Maybe one day in the future when I've had childen and have a big enough house I can start to breed properly like you guys do! Once I have a bit more experience with snakes. In the mean time we might breed our snow and carolina again next year providing we already have homes set up :)
 
My 2 cents is don't ever breed a non-feeder. Even if you get it eating later, there's just too good a chance you are passing on a trait for not wanting to eat f/t out of the egg. I personally wouldn't want to risk that, and non-feeders can be heart breaking. I'd never risk making more.
 
Yeah, I mean I weren't saying that I would breed nonfeeders, I'm just saying that the little fellas that I do decide to keep stand more of a chance if I know how to syringe feed them etc. Even with the babies we have now, we keep food charts and dates of shed so we can monitor growth etc. Thanks for your advice though, as I didn't realise that non feeding hatchling can pass it through to their children in the future :)
 
It isn't proven. But there is a TON of consensus that irritable corns tend to make pissy babies, great eaters have babies that are, etc., so it would stand to reason. Our beloved corns are sturdy, friendly, and easy to breed, there's no reason not to hold breedings to the highest standards! :)
 
Oh my gosh, I bred two extremely flighty corns together last year and nearly every single baby that hatched tried to kill me immediately out of the egg! They all escaped out of their hatching container by forcing themselves out from under the lid (a first for me) and gave themselves severe spinal kinks in the process. I only ever found 8 of the 16 pissers that hatched. Two of the babies had enough sense to stay put.

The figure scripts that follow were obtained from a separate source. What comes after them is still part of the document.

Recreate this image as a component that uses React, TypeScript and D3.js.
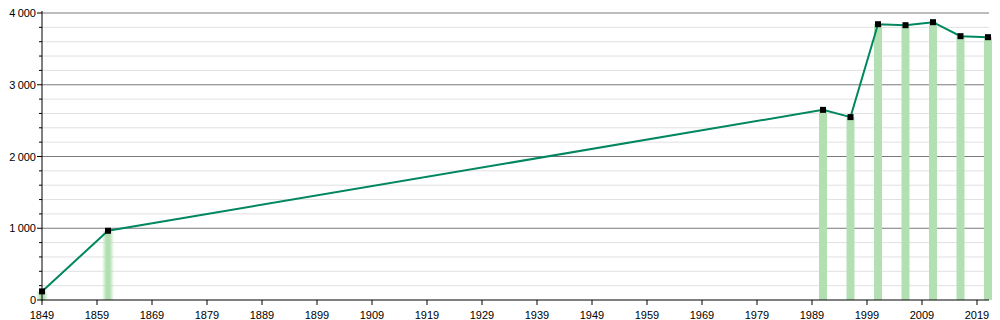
import React from "react";
import * as d3 from "d3";

const years = [1849, 1861, 1991, 1996, 2001, 2006, 2011, 2016, 2021];
const population = [120, 965, 2650, 2549, 3844, 3830, 3872, 3677, 3663];
const xTicks = [1849, 1859, 1869, 1879, 1889, 1899, 1909, 1919, 1929, 1939, 1949, 1959, 1969, 1979, 1989, 1999, 2009, 2019];
const yMajor = [0, 1000, 2000, 3000, 4000];
const fadedYears = [1849, 1861];

const W = 1000;
const H = 320;
const left = 42;
const right = 989;
const top = 13;
const bottom = 300;

export default function App() {
  const x = d3.scaleLinear().domain([1849, 2021]).range([left, 988]);
  const y = d3.scaleLinear().domain([0, 4000]).range([bottom, top]);
  const minor = d3.range(200, 4000, 200).filter((v) => v % 1000 !== 0);
  const line = d3
    .line<number>()
    .x((_, i) => x(years[i]))
    .y((d) => y(d));
  const fmt = (v: number) => (v >= 1000 ? d3.format(",")(v).replace(",", "\u2009") : String(v));
  const font = "'Liberation Sans', Arial, sans-serif";
  const barW = 8;
  return (
    <svg width={W} height={H} style={{ position: "absolute", left: 0, top: 0 }}>
      <defs>
        <linearGradient id="fade" x1="0" x2="1" y1="0" y2="0">
          <stop offset="0" stopColor="#b3e0b3" stopOpacity="0" />
          <stop offset="0.35" stopColor="#b3e0b3" stopOpacity="1" />
          <stop offset="0.65" stopColor="#b3e0b3" stopOpacity="1" />
          <stop offset="1" stopColor="#b3e0b3" stopOpacity="0" />
        </linearGradient>
      </defs>
      <rect x={0} y={0} width={W} height={H} fill="#fff" />
      {minor.map((v) => (
        <line key={"m" + v} x1={left} x2={right} y1={y(v)} y2={y(v)} stroke="#e0e0e0" strokeWidth={1} />
      ))}
      {yMajor.slice(1).map((v) => (
        <line key={"M" + v} x1={left} x2={right} y1={y(v)} y2={y(v)} stroke="#7a7a7a" strokeWidth={1} />
      ))}
      {years.map((yr, i) => (
        <rect
          key={"b" + yr}
          x={x(yr) - (fadedYears.includes(yr) ? 6 : barW / 2)}
          width={fadedYears.includes(yr) ? 12 : barW}
          y={y(population[i])}
          height={bottom - y(population[i])}
          fill={fadedYears.includes(yr) ? "url(#fade)" : "#b3e0b3"}
        />
      ))}
      <path d={line(population) || ""} fill="none" stroke="#00875f" strokeWidth={2} />
      {years.map((yr, i) => (
        <rect key={"p" + yr} x={x(yr) - 3} y={y(population[i]) - 3} width={6} height={6} fill="#000" />
      ))}
      <line x1={left} x2={left} y1={top - 2} y2={bottom + 1} stroke="#000" strokeWidth={1} />
      <line x1={left} x2={right} y1={bottom} y2={bottom} stroke="#000" strokeWidth={1} />
      {d3.range(0, 4001, 200).map((v) => (
        <line
          key={"yt" + v}
          x1={left - (v % 1000 === 0 ? 5 : 3)}
          x2={left}
          y1={y(v)}
          y2={y(v)}
          stroke="#000"
        />
      ))}
      {yMajor.map((v) => (
        <text key={"yl" + v} x={36} y={y(v) + 4} textAnchor="end" fontSize={11} fontFamily={font} fill="#000">
          {fmt(v)}
        </text>
      ))}
      {xTicks.map((t) => (
        <g key={"xt" + t}>
          <line x1={x(t)} x2={x(t)} y1={bottom} y2={bottom + 5} stroke="#000" />
          <text x={x(t)} y={bottom + 19} textAnchor="middle" fontSize={11} fontFamily={font} fill="#000">
            {t}
          </text>
        </g>
      ))}
    </svg>
  );
}
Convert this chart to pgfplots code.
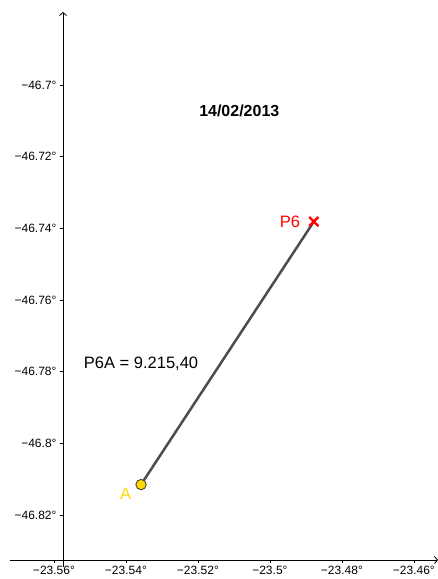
\documentclass[border=0pt]{standalone}
\usepackage{fontspec}
\setmainfont{Liberation Sans}
\usepackage{pgfplots}
\pgfplotsset{compat=1.18}
\usetikzlibrary{arrows.meta}
\definecolor{seg}{RGB}{77,77,77}
\definecolor{gold}{RGB}{255,215,0}
\begin{document}
\begin{tikzpicture}
\useasboundingbox (-10pt,-12pt) rectangle (428pt,567pt);
\begin{axis}[
  scale only axis, width=428pt, height=555pt,
  xmin=-23.5722, xmax=-23.4533, ymin=-46.8345, ymax=-46.6796,
  axis x line=bottom, axis y line=left,
  axis x line shift=-7pt, axis y line shift=-53pt,
  x axis line style={-{Straight Barb[length=3pt,width=7pt]}},
  y axis line style={-{Straight Barb[length=3pt,width=7pt]}},
  axis line style={line width=0.8pt},
  tick align=outside, major tick length=3pt,
  tick style={black, line width=0.6pt},
  xtick={-23.56,-23.54,-23.52,-23.5,-23.48,-23.46},
  xticklabels={−23.56°,−23.54°,−23.52°,−23.5°,−23.48°,−23.46°},
  ytick={-46.82,-46.8,-46.78,-46.76,-46.74,-46.72,-46.7},
  yticklabels={−46.82°,−46.8°,−46.78°,−46.76°,−46.74°,−46.72°,−46.7°},
  ticklabel style={font=\fontsize{12}{14}\selectfont},
  clip=false,
]
\addplot[seg, line width=2.5pt] coordinates {(-23.5358,-46.8115) (-23.4878,-46.7381)};
\addplot[only marks, mark=*, mark size=5.2pt, mark options={fill=gold, draw=black!80, line width=0.8pt}] coordinates {(-23.5358,-46.8115)};
\addplot[only marks, mark=x, mark size=6.5pt, mark options={draw=red, line width=2.4pt}] coordinates {(-23.4878,-46.7381)};
\node[text=gold, font=\fontsize{16.5}{19}\selectfont] at (axis cs:-23.5401,-46.814) {A};
\node[text=red, font=\fontsize{16.5}{19}\selectfont] at (axis cs:-23.4944,-46.7381) {P6};
\node[font=\fontsize{16.5}{19}\selectfont] at (axis cs:-23.5358,-46.7777) {P6A = 9.215,40};
\node[font=\fontsize{16}{19}\selectfont\bfseries] at (axis cs:-23.5085,-46.7072) {14/02/2013};
\end{axis}
\end{tikzpicture}
\end{document}
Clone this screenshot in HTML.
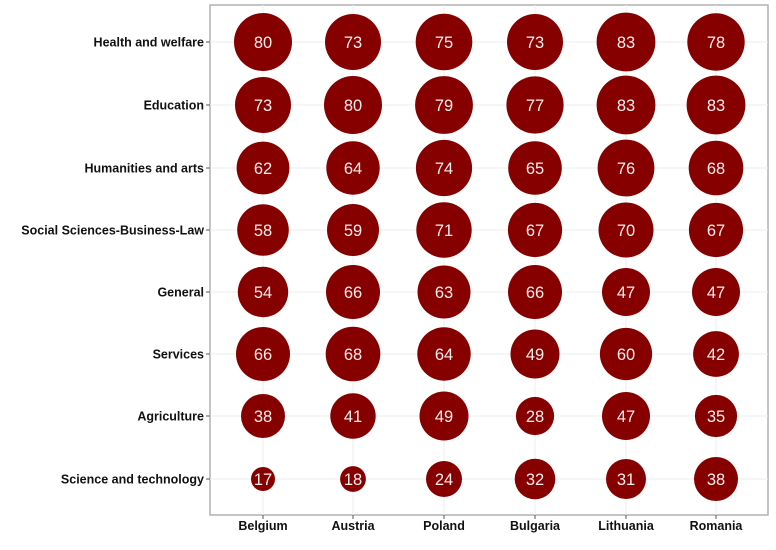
<!DOCTYPE html>
<html><head><meta charset="utf-8"><style>
body{margin:0;background:#fff;}
svg{display:block;font-family:"Liberation Sans",Arial,sans-serif;}
</style></head><body>
<svg id="s" width="776" height="550" viewBox="0 0 776 550" xmlns="http://www.w3.org/2000/svg"></svg>
<script>
const rows=["Health and welfare","Education","Humanities and arts","Social Sciences-Business-Law","General","Services","Agriculture","Science and technology"];
const cols=["Belgium","Austria","Poland","Bulgaria","Lithuania","Romania"];
const data=[[80,73,75,73,83,78],[73,80,79,77,83,83],[62,64,74,65,76,68],[58,59,71,67,70,67],[54,66,63,66,47,47],[66,68,64,49,60,42],[38,41,49,28,47,35],[17,18,24,32,31,38]];
const xs=[263,353,444,535,626,716];
const ys=[42,105,168,230,292,354,416,479];
const pts=[[17,12],[24,18],[38,22],[49,24.5],[80,29],[90,30.5]];
function r(v){for(let i=0;i<pts.length-1;i++){if(v<=pts[i+1][0]){const[a,b]=pts[i],[c,d]=pts[i+1];return b+(v-a)*(d-b)/(c-a);}}return 30.5;}
let h='<rect x="210" y="5" width="558" height="510" fill="#fff" stroke="#b0b0b0" stroke-width="1.5"/>';
xs.forEach(x=>h+=`<line x1="${x}" y1="5" x2="${x}" y2="515" stroke="#ececec"/>`);
ys.forEach(y=>h+=`<line x1="210" y1="${y}" x2="768" y2="${y}" stroke="#ececec"/>`);
rows.forEach((n,i)=>{h+=`<text x="204" y="${ys[i]+4.5}" text-anchor="end" font-size="12.5" font-weight="bold" fill="#111">${n}</text><line x1="206" y1="${ys[i]}" x2="210" y2="${ys[i]}" stroke="#555"/>`;});
cols.forEach((n,j)=>{h+=`<text x="${xs[j]}" y="530" text-anchor="middle" font-size="12.5" font-weight="bold" fill="#111">${n}</text><line x1="${xs[j]}" y1="515" x2="${xs[j]}" y2="519" stroke="#555"/>`;});
data.forEach((row,i)=>row.forEach((v,j)=>{h+=`<circle cx="${xs[j]}" cy="${ys[i]}" r="${r(v).toFixed(1)}" fill="#870000"/><text x="${xs[j]}" y="${ys[i]+6}" text-anchor="middle" font-size="16.5" fill="#f6eeee">${v}</text>`;}));
document.getElementById('s').innerHTML=h;
</script>
</body></html>
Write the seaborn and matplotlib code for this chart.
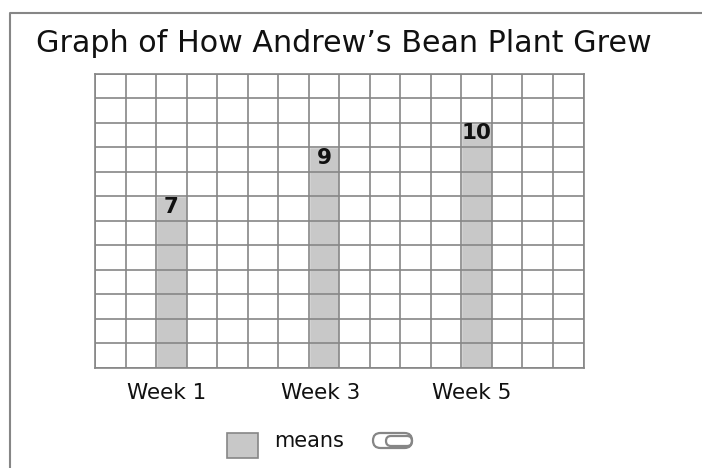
import matplotlib
matplotlib.use('Agg')
import matplotlib.pyplot as plt
from matplotlib.lines import Line2D
from matplotlib.patches import FancyBboxPatch, Rectangle
from matplotlib.transforms import IdentityTransform
import numpy as np
import pandas as pd
import seaborn as sns

weeks = ['Week 1', 'Week 3', 'Week 5']
means = [7, 9, 10]
grid_column = [2.5, 7.5, 12.5]
label_column = [2.33, 7.39, 12.35]

W, H = 702, 468
GREY = '#868686'
BAR = '#c8c8c8'

sns.set_theme(style='white')
plt.rcParams['font.family'] = ['DejaVu Sans']

df = pd.DataFrame({'column': grid_column, 'means': means})

fig = plt.figure(figsize=(W / 100, H / 100), dpi=100, facecolor='white')
ax = fig.add_axes([95 / W, 1 - 368 / H, 488.5 / W, 294.5 / H])

# native scale so the bars land on the right grid columns
sns.barplot(data=df, x='column', y='means', native_scale=True, width=0.2,
            color=BAR, saturation=1, ax=ax, zorder=1)

ax.set_xlim(0, 16)
ax.set_ylim(0, 12)
ax.set_xlabel('')
ax.set_ylabel('')
ax.set_yticks(np.arange(0, 13))
ax.set_xticks(np.arange(0, 17))
ax.grid(True, color=GREY, linewidth=1.2, zorder=2)
ax.set_axisbelow(False)
ax.tick_params(bottom=False, left=False, labelbottom=False, labelleft=False)
for s in ax.spines.values():
    s.set_color(GREY)
    s.set_linewidth(1.2)

for c, v in zip(grid_column, means):
    ax.text(c, v - 0.43, str(v), ha='center', va='center', fontsize=15.5,
            fontweight='bold', color='#111111', zorder=5)

for c, w in zip(label_column, weeks):
    ax.annotate(w, xy=(c, 0), xycoords=('data', 'axes fraction'), xytext=(0, -25),
                textcoords='offset pixels', ha='center', va='center',
                fontsize=15.5, color='#111111', annotation_clip=False)

fig.text(36 / W, 1 - 43 / H, 'Graph of How Andrew\u2019s Bean Plant Grew',
         fontsize=21.7, color='#111111', ha='left', va='center')

# outer frame, only left and top are visible
fig.add_artist(Line2D([9.5 / W, 9.5 / W, 1], [0, 1 - 12.5 / H, 1 - 12.5 / H],
                      color=GREY, linewidth=1.5, transform=fig.transFigure))

# legend swatch and the paperclip icon
fig.add_artist(Rectangle((227 / W, 1 - 458 / H), 31 / W, 25 / H, facecolor=BAR,
                         edgecolor=GREY, linewidth=1.2, transform=fig.transFigure))
fig.text(274 / W, 1 - 441 / H, 'means', fontsize=15, color='#111111', ha='left', va='center')
for x0, x1, y0, y1 in [(373, 412, 433, 448), (386, 412, 436, 446)]:
    fig.add_artist(FancyBboxPatch((x0, H - y1), x1 - x0, y1 - y0,
                                  boxstyle='round,pad=0,rounding_size=%.1f' % ((y1 - y0) / 2),
                                  facecolor='none', edgecolor=GREY, linewidth=1.6,
                                  transform=IdentityTransform()))

fig.savefig('out.png', dpi=100, facecolor='white')
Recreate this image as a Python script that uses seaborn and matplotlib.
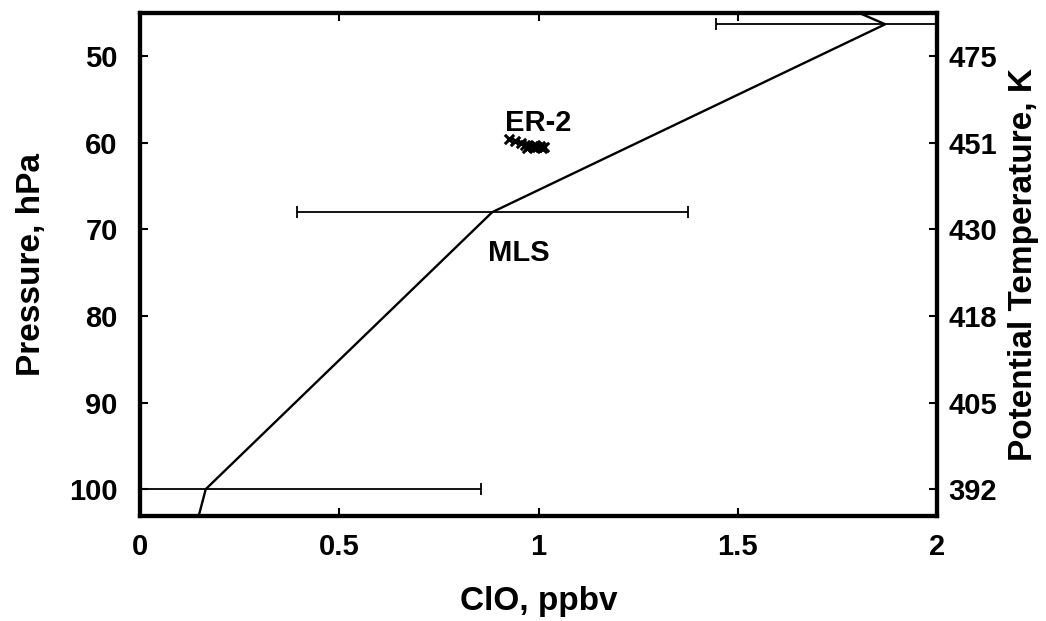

Admittedly, the *single* egg from the second clutch hatched out a more typical personality, but those first ones... yeesh.
 
Sounds like you had a devil clutch! One of ours in a little , I refuse to clean him out, and usually get my boyfriend to stick his hands in there (you know what men are like, "im not scared") but this morning hes bedding was completely soaked so I had to clean him out. he was acting like a cobra and rattliing his tail at me, then struck at the box - made like a hissing sound. About 10 minutes later he crawled into his hide so I picked it up and quickly cleaned him out but hes such a grumpy little sausage. Once out and about hes fine, its just getting him out! So do you think his attitude is passed on?